### Written instruction
Pick out every line in the data below that holds "this".

### Source data
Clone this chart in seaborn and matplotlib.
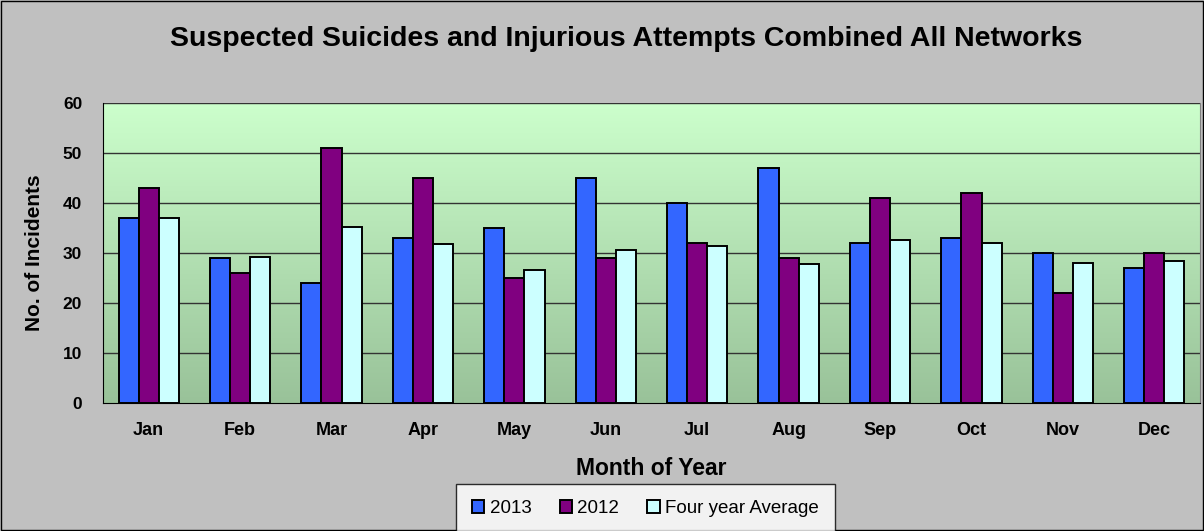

---

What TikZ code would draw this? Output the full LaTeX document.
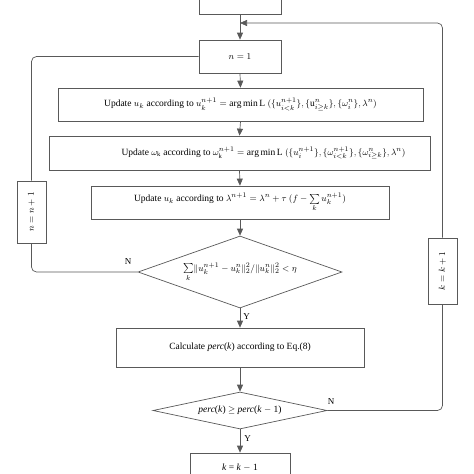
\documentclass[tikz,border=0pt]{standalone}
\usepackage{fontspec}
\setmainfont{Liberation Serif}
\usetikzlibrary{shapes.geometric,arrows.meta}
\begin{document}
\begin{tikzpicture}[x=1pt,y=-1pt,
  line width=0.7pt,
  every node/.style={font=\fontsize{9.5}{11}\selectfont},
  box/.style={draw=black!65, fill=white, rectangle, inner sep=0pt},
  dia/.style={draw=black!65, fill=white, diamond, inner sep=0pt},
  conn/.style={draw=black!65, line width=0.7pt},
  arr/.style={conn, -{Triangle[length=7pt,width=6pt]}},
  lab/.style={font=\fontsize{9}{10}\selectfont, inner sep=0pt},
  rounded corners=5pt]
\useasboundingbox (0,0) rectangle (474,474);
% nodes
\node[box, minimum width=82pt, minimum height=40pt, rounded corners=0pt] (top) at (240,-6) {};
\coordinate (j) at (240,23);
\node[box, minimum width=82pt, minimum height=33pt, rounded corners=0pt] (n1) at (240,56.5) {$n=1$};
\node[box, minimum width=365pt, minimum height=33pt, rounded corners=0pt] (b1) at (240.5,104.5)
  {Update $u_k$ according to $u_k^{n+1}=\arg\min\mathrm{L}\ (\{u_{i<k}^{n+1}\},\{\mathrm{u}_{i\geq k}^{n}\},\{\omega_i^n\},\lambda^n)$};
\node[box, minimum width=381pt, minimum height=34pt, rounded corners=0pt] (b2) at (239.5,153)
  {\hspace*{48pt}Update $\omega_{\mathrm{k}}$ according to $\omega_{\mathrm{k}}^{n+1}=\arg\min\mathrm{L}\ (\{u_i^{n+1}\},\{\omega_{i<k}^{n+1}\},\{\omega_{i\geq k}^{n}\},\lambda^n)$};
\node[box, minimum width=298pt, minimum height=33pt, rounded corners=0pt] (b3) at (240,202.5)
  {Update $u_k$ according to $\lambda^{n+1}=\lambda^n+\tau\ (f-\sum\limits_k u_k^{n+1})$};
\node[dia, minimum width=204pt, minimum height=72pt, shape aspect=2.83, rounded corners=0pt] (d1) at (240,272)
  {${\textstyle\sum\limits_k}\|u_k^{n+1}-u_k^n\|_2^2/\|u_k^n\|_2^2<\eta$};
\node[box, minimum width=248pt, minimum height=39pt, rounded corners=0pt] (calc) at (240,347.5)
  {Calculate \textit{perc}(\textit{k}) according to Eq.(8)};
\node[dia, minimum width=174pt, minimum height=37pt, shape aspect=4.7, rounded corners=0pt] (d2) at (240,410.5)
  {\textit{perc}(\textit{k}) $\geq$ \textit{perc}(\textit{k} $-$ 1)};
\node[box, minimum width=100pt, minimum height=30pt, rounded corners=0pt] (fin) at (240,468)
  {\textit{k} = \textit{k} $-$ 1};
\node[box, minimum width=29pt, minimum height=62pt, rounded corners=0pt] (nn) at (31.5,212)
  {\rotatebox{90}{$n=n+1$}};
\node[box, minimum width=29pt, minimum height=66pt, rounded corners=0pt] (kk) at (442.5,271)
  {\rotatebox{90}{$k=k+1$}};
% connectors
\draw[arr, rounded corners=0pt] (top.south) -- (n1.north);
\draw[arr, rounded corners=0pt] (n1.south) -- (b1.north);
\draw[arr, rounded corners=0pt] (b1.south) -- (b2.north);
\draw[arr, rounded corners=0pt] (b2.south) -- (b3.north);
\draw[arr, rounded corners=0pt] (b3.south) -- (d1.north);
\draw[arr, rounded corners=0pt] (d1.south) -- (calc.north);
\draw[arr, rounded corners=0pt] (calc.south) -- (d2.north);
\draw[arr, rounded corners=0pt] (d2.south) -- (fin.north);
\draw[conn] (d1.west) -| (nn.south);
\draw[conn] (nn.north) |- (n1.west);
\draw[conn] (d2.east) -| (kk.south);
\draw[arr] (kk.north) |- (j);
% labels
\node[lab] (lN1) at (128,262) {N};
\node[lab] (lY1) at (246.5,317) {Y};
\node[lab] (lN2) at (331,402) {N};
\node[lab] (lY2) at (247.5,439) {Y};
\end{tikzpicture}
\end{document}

### Expected output
Clone this chart in seaborn and matplotlib.
What TikZ code would draw this? Output the full LaTeX document.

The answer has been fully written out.